Özcan: Bizim de algıladığımız, bize de hukuk uzmanları tarafından iletilen, biliyorsunuz isnat edilen suçlar arasında terör sponsorluğu var, yaptırımların delinmesi var, Amerikan bankacılık sisteminin dolandırılması var. Özellikle terör sponsorluğu çok ciddi bir suç. Bugünkü celsede değil ama bir önceki duruşmada kullanılan teknik terim şebekeydi ve bu şebekenin de siyasi ve bürokratik bağları olduğu -zaten bu biliyorsunuz savcının da yargıca sunduğu belgelerle de sabit- davanın ilerleyip genişleyeceği öngörülebilir bir şey. Ama hangi isimlere kadar gider, hangi bürokratlara, hangi siyasilere gider o konuda bir şey kestirmek şu an için zor.

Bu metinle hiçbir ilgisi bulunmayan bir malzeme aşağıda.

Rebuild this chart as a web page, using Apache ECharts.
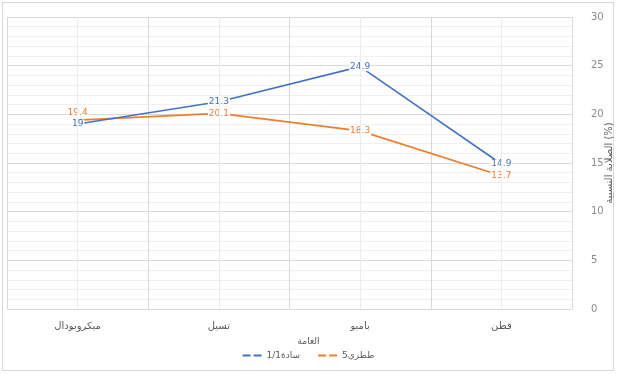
<!DOCTYPE html>
<html>
<head>
<meta charset="utf-8">
<script src="https://cdn.jsdelivr.net/npm/echarts@6/dist/echarts.min.js"></script>
<style>
  html, body { margin: 0; padding: 0; background: #fff; }
  #chart { width: 617px; height: 374px; }
</style>
</head>
<body>
<div id="chart"></div>
<script>
// Fabric types along the horizontal axis
const categories = ['ميكروبودال', 'تسيل', 'بامبو', 'قطن'];
// Measured percentages for each weave
const seriesNames = ['سادة1/1', 'ططري5'];
const plainValues = [19, 21.3, 24.9, 14.9];
const twillValues = [19.4, 20.1, 18.3, 13.7];
// Value axis ticks
const yTicks = [0, 5, 10, 15, 20, 25, 30];
const legendTitle = 'العامة';
const yAxisTitle = 'الصلابة النسبية (%)';

const FONT = "'DejaVu Sans', 'Noto Sans', sans-serif";
const BLUE = '#4472C4';
const ORANGE = '#ED7D31';

const chart = echarts.init(document.getElementById('chart'), null, { renderer: 'canvas' });

function makeLabel(color) {
  return {
    show: true,
    position: 'inside',
    color: color,
    fontSize: 9,
    fontFamily: FONT,
    backgroundColor: '#fff',
    padding: [0, 1]
  };
}

// First orange label sits above its point so the two labels don't collide
const twillData = twillValues.map((v, i) => i === 0
  ? { value: v, label: { position: 'top', distance: 3 } }
  : v);

const dashIcon = 'path://M0,0h8v2h-8z M11,0h8v2h-8z';

chart.setOption({
  animation: false,
  backgroundColor: '#fff',
  textStyle: { fontFamily: FONT },
  graphic: [{
    type: 'rect',
    shape: { x: 2.5, y: 2.5, width: 611, height: 368 },
    style: { fill: 'none', stroke: '#d9d9d9', lineWidth: 1 },
    silent: true
  }],
  title: {
    text: legendTitle,
    left: 'center',
    top: 332,
    textStyle: { fontSize: 9, fontWeight: 'normal', color: '#595959', fontFamily: FONT }
  },
  legend: {
    data: seriesNames,
    left: 'center',
    top: 346,
    icon: dashIcon,
    itemWidth: 19,
    itemHeight: 2,
    itemGap: 18,
    textStyle: { fontSize: 9, color: '#595959', fontFamily: FONT }
  },
  grid: { left: 7, right: 45, top: 17, bottom: 65, containLabel: false, outerBoundsMode: 'none' },
  xAxis: {
    type: 'category',
    data: categories,
    boundaryGap: true,
    axisLine: { show: false },
    axisTick: { show: false },
    axisLabel: { color: '#595959', fontSize: 10, margin: 12, fontFamily: FONT },
    splitLine: { show: true, lineStyle: { color: '#d9d9d9', width: 1 } }
  },
  yAxis: {
    type: 'value',
    position: 'right',
    min: yTicks[0],
    max: yTicks[yTicks.length - 1],
    interval: yTicks[1] - yTicks[0],
    axisLine: { show: false },
    axisTick: { show: false },
    axisLabel: { color: '#8c8c8c', fontSize: 10, margin: 19, fontFamily: FONT },
    splitLine: { show: true, lineStyle: { color: '#d9d9d9', width: 1 } },
    minorTick: { show: false, splitNumber: 5 },
    minorSplitLine: { show: true, lineStyle: { color: '#f0f0f0', width: 1 } },
    name: yAxisTitle,
    nameLocation: 'middle',
    nameRotate: 90,
    nameGap: 32,
    nameMoveOverlap: false,
    nameTextStyle: { color: '#595959', fontSize: 10, fontFamily: FONT }
  },
  series: [
    {
      name: seriesNames[0],
      type: 'line',
      data: plainValues,
      symbol: 'circle',
      symbolSize: 0,
      lineStyle: { color: BLUE, width: 1.6 },
      itemStyle: { color: BLUE },
      label: makeLabel(BLUE),
      z: 3,
      // Lighter guide lines through each category centre
      markLine: {
        silent: true,
        symbol: 'none',
        label: { show: false },
        lineStyle: { color: '#ececec', type: 'solid', width: 1 },
        data: categories.map(c => ({ xAxis: c }))
      }
    },
    {
      name: seriesNames[1],
      type: 'line',
      data: twillData,
      symbol: 'circle',
      symbolSize: 0,
      lineStyle: { color: ORANGE, width: 1.6 },
      itemStyle: { color: ORANGE },
      label: makeLabel(ORANGE),
      z: 2
    }
  ]
});
</script>
</body>
</html>
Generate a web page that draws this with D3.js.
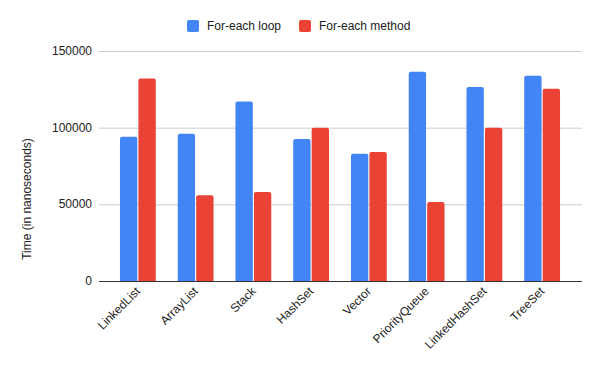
<!DOCTYPE html>
<html>
<head>
<meta charset="utf-8">
<script src="https://cdn.jsdelivr.net/npm/d3@7"></script>
<style>
  body { margin: 0; background: #fff; }
  text { font-family: Arial, "Liberation Sans", sans-serif; }
</style>
</head>
<body>
<div id="container"></div>
<script>
// data
var categories = ['LinkedList', 'ArrayList', 'Stack', 'HashSet', 'Vector', 'PriorityQueue', 'LinkedHashSet', 'TreeSet']
var seriesNames = ['For-each loop', 'For-each method']
var loopValues = [94000, 96000, 117000, 92600, 83000, 136500, 126500, 133800]
var methodValues = [132000, 56000, 58000, 100000, 84200, 51500, 100000, 125400]
var yTicks = [0, 50000, 100000, 150000]
var colors = ['#4285F4', '#EA4335']

var WIDTH = 600
var HEIGHT = 371

var svg = d3.select('div#container').append('svg')
  .attr('width', WIDTH)
  .attr('height', HEIGHT)

var y = d3.scaleLinear().domain([0, 150000]).range([281, 51])

var x = d3.scaleBand()
  .domain(categories)
  .range([109, 571])
  .paddingInner(0.38)
  .paddingOuter(0.19)

var x1 = d3.scaleBand()
  .domain([0, 1])
  .range([0, x.bandwidth()])
  .paddingInner(0.06)

// gridlines
svg.append('g').selectAll('line')
  .data(yTicks.filter(function (d) { return d > 0 }))
  .enter().append('line')
  .attr('x1', 99).attr('x2', 582)
  .attr('y1', function (d) { return y(d) + 0.5 })
  .attr('y2', function (d) { return y(d) + 0.5 })
  .attr('stroke', '#ccc')

// y labels
svg.append('g').selectAll('text')
  .data(yTicks)
  .enter().append('text')
  .attr('x', 92)
  .attr('y', function (d) { return y(d) + 4 })
  .attr('text-anchor', 'end')
  .attr('font-size', 12)
  .attr('fill', '#222')
  .text(function (d) { return d })

svg.append('text')
  .attr('transform', 'translate(31,199) rotate(-90)')
  .attr('text-anchor', 'middle')
  .attr('font-size', 12)
  .attr('fill', '#222')
  .text('Time (in nanoseconds)')

// rounded-top bar path
function barPath(x0, w, top, bottom) {
  var r = Math.min(2, (bottom - top) / 2)
  return 'M' + x0 + ',' + bottom +
    'V' + (top + r) +
    'Q' + x0 + ',' + top + ' ' + (x0 + r) + ',' + top +
    'H' + (x0 + w - r) +
    'Q' + (x0 + w) + ',' + top + ' ' + (x0 + w) + ',' + (top + r) +
    'V' + bottom + 'Z'
}

var allSeries = [loopValues, methodValues]
allSeries.forEach(function (vals, s) {
  svg.append('g').selectAll('path')
    .data(vals)
    .enter().append('path')
    .attr('fill', colors[s])
    .attr('d', function (d, i) {
      return barPath(x(categories[i]) + x1(s), x1.bandwidth(), y(d), y(0))
    })
})

// baseline
svg.append('line')
  .attr('x1', 99).attr('x2', 582)
  .attr('y1', 281.5).attr('y2', 281.5)
  .attr('stroke', '#333')

// x labels
svg.append('g').selectAll('text')
  .data(categories)
  .enter().append('text')
  .attr('transform', function (d) {
    return 'translate(' + (x(d) + x.bandwidth() / 2 + 3) + ',292) rotate(-45)'
  })
  .attr('text-anchor', 'end')
  .attr('font-size', 12)
  .attr('fill', '#222')
  .text(function (d) { return d })

// legend
var legendX = [187, 299]
seriesNames.forEach(function (name, s) {
  svg.append('rect')
    .attr('x', legendX[s]).attr('y', 20)
    .attr('width', 12).attr('height', 12)
    .attr('rx', 2)
    .attr('fill', colors[s])
  svg.append('text')
    .attr('x', legendX[s] + 20).attr('y', 30)
    .attr('font-size', 12)
    .attr('fill', '#222')
    .text(name)
})
</script>
</body>
</html>
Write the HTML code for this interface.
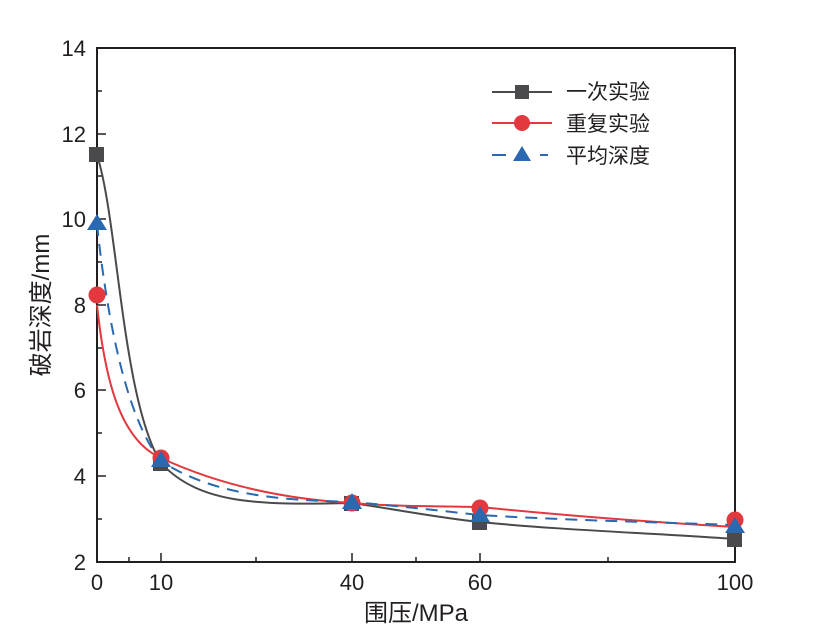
<!DOCTYPE html>
<html><head><meta charset="utf-8"><style>
body{margin:0;background:#fff}
svg text{font-family:"Liberation Sans","Noto Sans CJK SC",sans-serif;fill:#231f20}
</style></head><body>
<svg width="826" height="639" viewBox="0 0 826 639">
<rect x="97" y="48" width="638" height="514" fill="none" stroke="#231f20" stroke-width="2"/>
<g stroke="#231f20" stroke-width="1.5">
<line x1="97" y1="476" x2="106" y2="476"/><line x1="97" y1="390" x2="106" y2="390"/><line x1="97" y1="305" x2="106" y2="305"/><line x1="97" y1="219" x2="106" y2="219"/><line x1="97" y1="134" x2="106" y2="134"/>
<line x1="97" y1="519" x2="102" y2="519"/><line x1="97" y1="433" x2="102" y2="433"/><line x1="97" y1="348" x2="102" y2="348"/><line x1="97" y1="262" x2="102" y2="262"/><line x1="97" y1="176" x2="102" y2="176"/><line x1="97" y1="91" x2="102" y2="91"/>
<line x1="161" y1="562" x2="161" y2="553"/><line x1="352" y1="562" x2="352" y2="553"/><line x1="480" y1="562" x2="480" y2="553"/>
<line x1="129" y1="562" x2="129" y2="557"/><line x1="256" y1="562" x2="256" y2="557"/><line x1="416" y1="562" x2="416" y2="557"/><line x1="608" y1="562" x2="608" y2="557"/>
</g>
<g font-size="22" text-anchor="end">
<text x="86" y="570">2</text><text x="86" y="484">4</text><text x="86" y="398">6</text><text x="86" y="313">8</text><text x="86" y="227">10</text><text x="86" y="142">12</text><text x="86" y="56">14</text>
</g>
<g font-size="22" text-anchor="middle">
<text x="97" y="590">0</text><text x="161" y="590">10</text><text x="352" y="590">40</text><text x="480" y="590">60</text><text x="735" y="590">100</text>
<text x="416" y="621" font-size="24">围压/MPa</text>
<text transform="translate(49,305) rotate(-90)" font-size="24">破岩深度/mm</text>
</g>
<path d="M97,155 C118,220 122,400 161,463 C200,505 260,505 352,503 C400,510 440,518 480,522 C560,530 650,533 735,539" fill="none" stroke="#4a4a4c" stroke-width="2"/>
<path d="M97,305 C105,380 120,440 161,458 C230,490 300,500 352,503 C400,507 440,506 480,507 C560,515 650,522 735,527" fill="none" stroke="#e2383e" stroke-width="2"/>
<path d="M97,224 C107,320 127,420 161,461 C220,500 300,500 352,502 C420,508 450,512 480,515 C560,520 650,522 735,525" fill="none" stroke="#2a68b0" stroke-width="2" stroke-dasharray="12,8"/>
<g fill="#4a4a4c"><rect x="89" y="147" width="15" height="15"/><rect x="153" y="456" width="15" height="15"/><rect x="344" y="496" width="15" height="15"/><rect x="472" y="515" width="15" height="15"/><rect x="727" y="532" width="15" height="15"/></g>
<g fill="#e2383e"><circle cx="97" cy="295" r="8.5"/><circle cx="161" cy="458" r="8.5"/><circle cx="352" cy="503" r="8.5"/><circle cx="480" cy="508" r="8.5"/><circle cx="735" cy="520" r="8.5"/></g>
<g fill="#2a68b0"><path d="M97,214 l10,16 h-20z"/><path d="M161,451 l10,16 h-20z"/><path d="M352,493 l10,16 h-20z"/><path d="M480,506 l10,16 h-20z"/><path d="M735,517 l10,16 h-20z"/></g>
<line x1="492" y1="92" x2="552" y2="92" stroke="#4a4a4c" stroke-width="2"/><rect x="515" y="85" width="14" height="14" fill="#4a4a4c"/>
<line x1="492" y1="123" x2="552" y2="123" stroke="#e2383e" stroke-width="2"/><circle cx="522" cy="123" r="8" fill="#e2383e"/>
<line x1="492" y1="155" x2="506" y2="155" stroke="#2a68b0" stroke-width="2"/><line x1="540" y1="155" x2="548" y2="155" stroke="#2a68b0" stroke-width="2"/><path d="M522,146 l9,15 h-18z" fill="#2a68b0"/>
<g font-size="21"><text x="566" y="99">一次实验</text><text x="566" y="131">重复实验</text><text x="566" y="163">平均深度</text></g>
</svg>
</body></html>
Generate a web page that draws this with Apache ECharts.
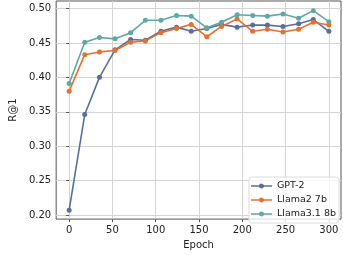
<!DOCTYPE html>
<html>
<head>
<meta charset="utf-8">
<script src="https://cdn.jsdelivr.net/npm/echarts@6/dist/echarts.min.js"></script>
<style>html,body{margin:0;padding:0;background:#fff;}#c{width:343px;height:255px;}</style>
</head>
<body>
<div id="c"></div>
<script>
const epochs = [0, 18, 35, 53, 71, 88, 106, 124, 141, 159, 176, 194, 212, 229, 247, 265, 282, 300];
const gpt2 = [0.207, 0.346, 0.400, 0.440, 0.455, 0.454, 0.467, 0.473, 0.467, 0.471, 0.477, 0.473, 0.476, 0.476, 0.474, 0.478, 0.484, 0.467];
const llama2 = [0.380, 0.433, 0.437, 0.439, 0.451, 0.453, 0.465, 0.471, 0.477, 0.459, 0.474, 0.485, 0.467, 0.470, 0.466, 0.470, 0.480, 0.476];
const llama31 = [0.391, 0.451, 0.458, 0.456, 0.465, 0.483, 0.483, 0.490, 0.489, 0.472, 0.480, 0.491, 0.490, 0.489, 0.492, 0.486, 0.497, 0.481];
const xTicks = [0, 50, 100, 150, 200, 250, 300];
const yTicks = [0.20, 0.25, 0.30, 0.35, 0.40, 0.45, 0.50];
const names = ['GPT-2', 'Llama2 7b', 'Llama3.1 8b'];
const colors = ['#5a6d9c', '#e6702c', '#5fa8a3'];

const font = 'DejaVu Sans';
function pairs(ys) { return epochs.map((e, i) => [e, ys[i]]); }
const chart = echarts.init(document.getElementById('c'));
const mkSeries = (name, ys, color) => ({
  name: name, type: 'line', data: pairs(ys),
  symbol: 'circle', symbolSize: 5, showSymbol: true,
  lineStyle: { color: color, width: 1.6 },
  itemStyle: { color: color },
  animation: false, z: 3
});
const legendIcon = 'path://M0,2.4L7.6,2.4A2.6,2.6,0,0,1,12.4,2.4L20,2.4L20,3.6L12.4,3.6A2.6,2.6,0,0,1,7.6,3.6L0,3.6Z';
chart.setOption({
  animation: false,
  grid: { left: 36, right: 2, top: 1, bottom: 27, show: true, borderColor: '#555', borderWidth: 1, backgroundColor: 'transparent' },
  legend: {
    orient: 'vertical', right: 4, bottom: 32,
    data: names,
    itemWidth: 21, itemHeight: 5.2, itemGap: 4,
    icon: legendIcon,
    textStyle: { fontFamily: font, fontSize: 9.5, color: '#222' },
    borderColor: '#ddd', borderWidth: 1, borderRadius: 3,
    backgroundColor: 'rgba(255,255,255,0.8)',
    padding: [4, 3, 4, 2]
  },
  xAxis: {
    type: 'value', min: -15, max: 314,
    name: 'Epoch', nameLocation: 'middle', nameGap: 18,
    nameTextStyle: { fontFamily: font, fontSize: 10, color: '#222' },
    axisLine: { show: false },
    axisTick: { show: true, customValues: xTicks, length: 3, lineStyle: { color: '#555' } },
    axisLabel: { customValues: xTicks, fontFamily: font, fontSize: 10, color: '#222', margin: 6 },
    splitLine: { show: true, lineStyle: { color: '#d4d4d4', width: 1 } }
  },
  yAxis: {
    type: 'value', min: 0.194, max: 0.511,
    name: 'R@1', nameLocation: 'middle', nameGap: 28, nameRotate: 90,
    nameTextStyle: { fontFamily: font, fontSize: 10, color: '#222' },
    axisLine: { show: false },
    axisTick: { show: true, customValues: yTicks, length: 3, lineStyle: { color: '#555' } },
    axisLabel: { customValues: yTicks, fontFamily: font, fontSize: 10, color: '#222', margin: 5,
      formatter: v => v.toFixed(2) },
    splitLine: { show: true, lineStyle: { color: '#d4d4d4', width: 1 } }
  },
  series: [
    mkSeries(names[0], gpt2, colors[0]),
    mkSeries(names[1], llama2, colors[1]),
    mkSeries(names[2], llama31, colors[2])
  ]
});
</script>
</body>
</html>
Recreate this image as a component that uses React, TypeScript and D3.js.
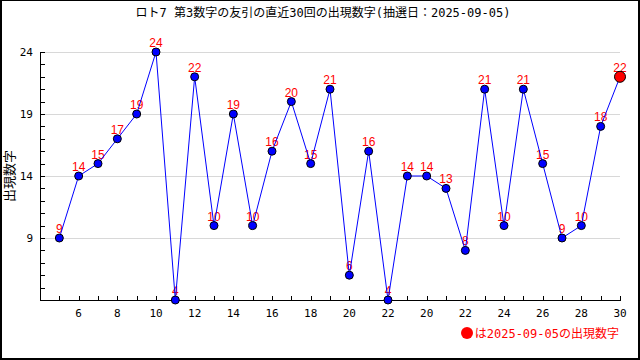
import * as d3 from 'd3';

// 直近30回の出現数字 (古い順)
const values = [9, 14, 15, 17, 19, 24, 4, 22, 10, 19, 10, 16, 20, 15, 21, 6, 16, 4, 14, 14, 13, 8, 21, 10, 21, 15, 9, 10, 18, 22];
// x軸ラベル (偶数番目の目盛りに付く)
const xTickLabels = ['6', '8', '10', '12', '14', '16', '18', '20', '22', '20', '22', '24', '26', '28', '30'];
const yTickLabels = [9, 14, 19, 24];

const title = 'ロト7 第3数字の友引の直近30回の出現数字(抽選日：2025-09-05)';
const legendText = 'は2025-09-05の出現数字';

const W = 640;
const H = 360;
const FONT = '"DejaVu Sans Mono", "Noto Sans CJK JP", monospace';
const LABEL_FONT = '"Liberation Sans", Arial, sans-serif';

export default function App() {
  const x = d3.scaleLinear().domain([0, values.length]).range([40, 620]);
  const y = d3.scaleLinear().domain([4, 24]).range([300, 52]);

  const pts = values.map((v, i) => ({ i: i + 1, v }));
  const line = d3.line<{ i: number; v: number }>().x(d => x(d.i)).y(d => y(d.v));
  const yMinor = d3.range(4, 25);
  const xMinor = d3.range(1, values.length + 1);
  const last = pts[pts.length - 1];

  return (
    <svg width={W} height={H} style={{ position: 'fixed', left: 0, top: 0, background: '#fff' }}>
      {/* frame */}
      <line x1={0} x2={W} y1={0.5} y2={0.5} stroke="#000" />
      <line x1={1} x2={1} y1={0} y2={H} stroke="#000" strokeWidth={2} />
      <line x1={W - 1} x2={W - 1} y1={0} y2={H} stroke="#000" strokeWidth={2} />
      <line x1={0} x2={W} y1={H - 1} y2={H - 1} stroke="#000" strokeWidth={2} />

      <text x={323} y={17} textAnchor="middle" fontFamily={FONT} fontSize={12} fill="#000">{title}</text>

      {/* grid */}
      {yTickLabels.map(t => (
        <line key={t} x1={40} x2={620} y1={Math.round(y(t)) + 0.5} y2={Math.round(y(t)) + 0.5} stroke="#d8d8d8" />
      ))}

      {/* y axis */}
      <line x1={40.5} x2={40.5} y1={Math.round(y(24))} y2={300.5} stroke="#000" />
      {yMinor.map(t => (
        <line key={t} x1={40} x2={45} y1={Math.round(y(t)) + 0.5} y2={Math.round(y(t)) + 0.5} stroke="#000" />
      ))}
      {yTickLabels.map(t => (
        <text key={t} x={33} y={y(t) + 4} textAnchor="end" fontFamily={FONT} fontSize={11} fill="#000">{t}</text>
      ))}
      <text transform="translate(14,176) rotate(-90)" textAnchor="middle" fontFamily={FONT} fontSize={13} fill="#000">出現数字</text>

      {/* x axis */}
      <line x1={40} x2={621} y1={300.5} y2={300.5} stroke="#000" />
      {xMinor.map(i => (
        <line key={i} x1={Math.round(x(i)) + 0.5} x2={Math.round(x(i)) + 0.5} y1={296} y2={300} stroke="#000" />
      ))}
      {xTickLabels.map((l, k) => (
        <text key={k} x={x((k + 1) * 2)} y={317} textAnchor="middle" fontFamily={FONT} fontSize={11} fill="#000">{l}</text>
      ))}

      {/* value labels */}
      {pts.map(d => (
        <text key={d.i} x={x(d.i)} y={y(d.v) - 5} textAnchor="middle" fontFamily={LABEL_FONT} fontSize={12} fill="#ff0000">{d.v}</text>
      ))}

      <path d={line(pts) ?? ''} fill="none" stroke="#0000ff" strokeWidth={1} />

      {pts.slice(0, -1).map(d => (
        <circle key={d.i} cx={x(d.i)} cy={y(d.v)} r={4} fill="#0000ff" stroke="#000" strokeWidth={1} />
      ))}
      <circle cx={x(last.i)} cy={y(last.v)} r={5.5} fill="#ff0000" stroke="#000" strokeWidth={1} />

      {/* legend */}
      <circle cx={467} cy={333} r={6} fill="#ff0000" />
      <text x={619} y={338} textAnchor="end" fontFamily={FONT} fontSize={12} fill="#ff0000">{legendText}</text>
    </svg>
  );
}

DW: Rıza Sarraf ile ilgili nasıl bir gözleminiz oldu bugün mahkemede?
Özcan: Genel bir gözlem olarak şunu söyleyebilirim. Kefalet talebinin reddedilmesi sonrasında, sadece bir kişisel gözlem olarak, Rıza Sarraf'ın 2 Haziran'daki bir önceki duruşmaya nazaran daha moralsiz olduğu, daha fazla kilo verdiği, yani görüntü olarak da ciddi sıkıntılı bir süreçte olduğu görülüyordu. Ayrıca geçen davada kendisine destek olmaya gelen arkadaşlarının bazıları bu sefer gelmedi. Yine ailesinden de kimse yoktu. Türkiye'deki avukatı ve İran asıllı iki arkadaşı vardı. Bugünkü kısa celseyle ilgili paylaşabileceğim kısa izlenimler böyle.
DW: Bu gözlemlere dayanarak Rıza Sarraf açısından duruşma sürecinin iyi yönde gitmediği söylenebilir, öyleyse?
Özcan: Evet, yani kefalet talebinin reddedilmesi tabii ki ciddi bir moral bozukluğu oldu. Ki hem savcılık makamı hem de Rıza Sarraf'ın avukatları karşılıklı çok ciddi argümanlar ortaya koydular. Ama Rıza Sarraf'ın kaçma riskinin çok yüksek olduğu konusunda savcılık makamı hâkimi ikna etmiş gözüküyor.